## Dataset extract

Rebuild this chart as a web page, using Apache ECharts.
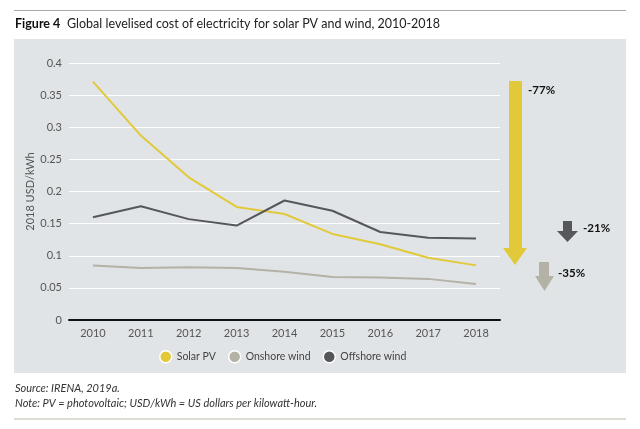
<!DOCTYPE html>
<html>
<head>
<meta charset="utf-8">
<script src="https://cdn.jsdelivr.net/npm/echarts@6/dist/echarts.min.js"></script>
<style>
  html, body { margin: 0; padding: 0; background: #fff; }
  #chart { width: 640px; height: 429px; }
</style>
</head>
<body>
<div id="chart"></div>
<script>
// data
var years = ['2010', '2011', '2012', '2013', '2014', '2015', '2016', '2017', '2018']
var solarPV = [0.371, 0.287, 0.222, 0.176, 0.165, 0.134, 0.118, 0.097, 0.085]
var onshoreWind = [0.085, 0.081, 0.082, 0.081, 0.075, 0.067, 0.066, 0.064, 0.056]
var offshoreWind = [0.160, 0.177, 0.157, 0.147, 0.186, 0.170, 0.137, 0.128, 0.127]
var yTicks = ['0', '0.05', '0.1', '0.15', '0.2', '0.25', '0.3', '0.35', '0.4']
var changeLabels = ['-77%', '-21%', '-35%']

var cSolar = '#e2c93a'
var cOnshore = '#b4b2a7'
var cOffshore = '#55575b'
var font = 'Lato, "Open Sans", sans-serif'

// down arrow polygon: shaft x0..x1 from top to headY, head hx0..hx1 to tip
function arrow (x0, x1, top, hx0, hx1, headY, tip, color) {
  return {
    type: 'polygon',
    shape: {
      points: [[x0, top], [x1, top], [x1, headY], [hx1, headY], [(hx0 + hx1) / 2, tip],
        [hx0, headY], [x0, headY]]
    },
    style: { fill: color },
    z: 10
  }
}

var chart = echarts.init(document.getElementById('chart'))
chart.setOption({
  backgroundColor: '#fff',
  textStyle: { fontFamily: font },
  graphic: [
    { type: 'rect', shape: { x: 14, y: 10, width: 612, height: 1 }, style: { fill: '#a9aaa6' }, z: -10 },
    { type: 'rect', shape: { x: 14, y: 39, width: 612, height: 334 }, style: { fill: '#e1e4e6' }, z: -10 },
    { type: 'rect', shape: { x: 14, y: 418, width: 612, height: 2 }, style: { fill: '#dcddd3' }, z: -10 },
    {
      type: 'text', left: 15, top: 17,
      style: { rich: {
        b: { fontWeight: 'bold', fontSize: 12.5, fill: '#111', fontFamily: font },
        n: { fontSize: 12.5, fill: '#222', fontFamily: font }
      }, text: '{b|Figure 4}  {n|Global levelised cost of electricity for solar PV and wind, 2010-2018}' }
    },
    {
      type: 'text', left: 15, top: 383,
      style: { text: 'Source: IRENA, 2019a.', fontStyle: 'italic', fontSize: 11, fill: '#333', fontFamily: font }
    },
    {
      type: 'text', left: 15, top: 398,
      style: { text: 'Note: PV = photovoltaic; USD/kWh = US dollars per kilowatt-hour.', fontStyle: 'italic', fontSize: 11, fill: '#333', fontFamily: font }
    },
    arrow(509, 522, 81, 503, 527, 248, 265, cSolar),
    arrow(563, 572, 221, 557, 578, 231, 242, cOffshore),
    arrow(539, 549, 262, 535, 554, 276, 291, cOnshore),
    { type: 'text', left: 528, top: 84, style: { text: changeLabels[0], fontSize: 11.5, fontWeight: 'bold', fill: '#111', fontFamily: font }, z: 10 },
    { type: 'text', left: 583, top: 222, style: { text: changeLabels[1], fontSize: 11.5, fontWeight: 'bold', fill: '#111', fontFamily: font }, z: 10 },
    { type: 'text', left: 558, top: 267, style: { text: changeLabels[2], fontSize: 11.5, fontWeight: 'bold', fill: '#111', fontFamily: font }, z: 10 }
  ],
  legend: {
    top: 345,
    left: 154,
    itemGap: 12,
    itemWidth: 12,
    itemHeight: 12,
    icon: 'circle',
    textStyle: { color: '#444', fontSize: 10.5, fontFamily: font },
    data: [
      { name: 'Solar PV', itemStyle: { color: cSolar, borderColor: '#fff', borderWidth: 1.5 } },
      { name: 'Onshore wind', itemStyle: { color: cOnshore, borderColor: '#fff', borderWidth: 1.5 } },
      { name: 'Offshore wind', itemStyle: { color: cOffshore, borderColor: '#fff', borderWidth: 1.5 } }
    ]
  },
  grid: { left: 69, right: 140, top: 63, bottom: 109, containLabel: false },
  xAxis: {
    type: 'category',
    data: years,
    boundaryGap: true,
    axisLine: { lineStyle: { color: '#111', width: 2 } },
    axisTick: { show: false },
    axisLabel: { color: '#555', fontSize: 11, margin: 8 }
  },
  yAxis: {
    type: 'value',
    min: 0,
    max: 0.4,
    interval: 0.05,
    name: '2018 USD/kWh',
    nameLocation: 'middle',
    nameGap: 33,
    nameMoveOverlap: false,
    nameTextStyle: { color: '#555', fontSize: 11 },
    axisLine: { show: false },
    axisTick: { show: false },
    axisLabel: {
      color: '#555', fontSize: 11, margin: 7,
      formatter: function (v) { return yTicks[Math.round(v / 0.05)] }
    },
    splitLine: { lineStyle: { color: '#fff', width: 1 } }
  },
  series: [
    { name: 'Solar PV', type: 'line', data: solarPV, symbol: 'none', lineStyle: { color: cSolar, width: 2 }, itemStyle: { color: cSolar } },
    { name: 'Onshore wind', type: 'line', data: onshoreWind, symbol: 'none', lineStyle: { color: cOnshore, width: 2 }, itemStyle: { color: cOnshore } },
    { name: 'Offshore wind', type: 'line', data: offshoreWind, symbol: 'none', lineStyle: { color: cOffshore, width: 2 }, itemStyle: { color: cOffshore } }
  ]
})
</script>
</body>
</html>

## Written exercise
Leave every image out, and retype the material exactly.

## Full answer
Rebuild this chart as a web page, using Apache ECharts.
<!DOCTYPE html>
<html>
<head>
<meta charset="utf-8">
<script src="https://cdn.jsdelivr.net/npm/echarts@6/dist/echarts.min.js"></script>
<style>
  html, body { margin: 0; padding: 0; background: #fff; }
  #chart { width: 640px; height: 429px; }
</style>
</head>
<body>
<div id="chart"></div>
<script>
// data
var years = ['2010', '2011', '2012', '2013', '2014', '2015', '2016', '2017', '2018']
var solarPV = [0.371, 0.287, 0.222, 0.176, 0.165, 0.134, 0.118, 0.097, 0.085]
var onshoreWind = [0.085, 0.081, 0.082, 0.081, 0.075, 0.067, 0.066, 0.064, 0.056]
var offshoreWind = [0.160, 0.177, 0.157, 0.147, 0.186, 0.170, 0.137, 0.128, 0.127]
var yTicks = ['0', '0.05', '0.1', '0.15', '0.2', '0.25', '0.3', '0.35', '0.4']
var changeLabels = ['-77%', '-21%', '-35%']

var cSolar = '#e2c93a'
var cOnshore = '#b4b2a7'
var cOffshore = '#55575b'
var font = 'Lato, "Open Sans", sans-serif'

// down arrow polygon: shaft x0..x1 from top to headY, head hx0..hx1 to tip
function arrow (x0, x1, top, hx0, hx1, headY, tip, color) {
  return {
    type: 'polygon',
    shape: {
      points: [[x0, top], [x1, top], [x1, headY], [hx1, headY], [(hx0 + hx1) / 2, tip],
        [hx0, headY], [x0, headY]]
    },
    style: { fill: color },
    z: 10
  }
}

var chart = echarts.init(document.getElementById('chart'))
chart.setOption({
  backgroundColor: '#fff',
  textStyle: { fontFamily: font },
  graphic: [
    { type: 'rect', shape: { x: 14, y: 10, width: 612, height: 1 }, style: { fill: '#a9aaa6' }, z: -10 },
    { type: 'rect', shape: { x: 14, y: 39, width: 612, height: 334 }, style: { fill: '#e1e4e6' }, z: -10 },
    { type: 'rect', shape: { x: 14, y: 418, width: 612, height: 2 }, style: { fill: '#dcddd3' }, z: -10 },
    {
      type: 'text', left: 15, top: 17,
      style: { rich: {
        b: { fontWeight: 'bold', fontSize: 12.5, fill: '#111', fontFamily: font },
        n: { fontSize: 12.5, fill: '#222', fontFamily: font }
      }, text: '{b|Figure 4}  {n|Global levelised cost of electricity for solar PV and wind, 2010-2018}' }
    },
    {
      type: 'text', left: 15, top: 383,
      style: { text: 'Source: IRENA, 2019a.', fontStyle: 'italic', fontSize: 11, fill: '#333', fontFamily: font }
    },
    {
      type: 'text', left: 15, top: 398,
      style: { text: 'Note: PV = photovoltaic; USD/kWh = US dollars per kilowatt-hour.', fontStyle: 'italic', fontSize: 11, fill: '#333', fontFamily: font }
    },
    arrow(509, 522, 81, 503, 527, 248, 265, cSolar),
    arrow(563, 572, 221, 557, 578, 231, 242, cOffshore),
    arrow(539, 549, 262, 535, 554, 276, 291, cOnshore),
    { type: 'text', left: 528, top: 84, style: { text: changeLabels[0], fontSize: 11.5, fontWeight: 'bold', fill: '#111', fontFamily: font }, z: 10 },
    { type: 'text', left: 583, top: 222, style: { text: changeLabels[1], fontSize: 11.5, fontWeight: 'bold', fill: '#111', fontFamily: font }, z: 10 },
    { type: 'text', left: 558, top: 267, style: { text: changeLabels[2], fontSize: 11.5, fontWeight: 'bold', fill: '#111', fontFamily: font }, z: 10 }
  ],
  legend: {
    top: 345,
    left: 154,
    itemGap: 12,
    itemWidth: 12,
    itemHeight: 12,
    icon: 'circle',
    textStyle: { color: '#444', fontSize: 10.5, fontFamily: font },
    data: [
      { name: 'Solar PV', itemStyle: { color: cSolar, borderColor: '#fff', borderWidth: 1.5 } },
      { name: 'Onshore wind', itemStyle: { color: cOnshore, borderColor: '#fff', borderWidth: 1.5 } },
      { name: 'Offshore wind', itemStyle: { color: cOffshore, borderColor: '#fff', borderWidth: 1.5 } }
    ]
  },
  grid: { left: 69, right: 140, top: 63, bottom: 109, containLabel: false },
  xAxis: {
    type: 'category',
    data: years,
    boundaryGap: true,
    axisLine: { lineStyle: { color: '#111', width: 2 } },
    axisTick: { show: false },
    axisLabel: { color: '#555', fontSize: 11, margin: 8 }
  },
  yAxis: {
    type: 'value',
    min: 0,
    max: 0.4,
    interval: 0.05,
    name: '2018 USD/kWh',
    nameLocation: 'middle',
    nameGap: 33,
    nameMoveOverlap: false,
    nameTextStyle: { color: '#555', fontSize: 11 },
    axisLine: { show: false },
    axisTick: { show: false },
    axisLabel: {
      color: '#555', fontSize: 11, margin: 7,
      formatter: function (v) { return yTicks[Math.round(v / 0.05)] }
    },
    splitLine: { lineStyle: { color: '#fff', width: 1 } }
  },
  series: [
    { name: 'Solar PV', type: 'line', data: solarPV, symbol: 'none', lineStyle: { color: cSolar, width: 2 }, itemStyle: { color: cSolar } },
    { name: 'Onshore wind', type: 'line', data: onshoreWind, symbol: 'none', lineStyle: { color: cOnshore, width: 2 }, itemStyle: { color: cOnshore } },
    { name: 'Offshore wind', type: 'line', data: offshoreWind, symbol: 'none', lineStyle: { color: cOffshore, width: 2 }, itemStyle: { color: cOffshore } }
  ]
})
</script>
</body>
</html>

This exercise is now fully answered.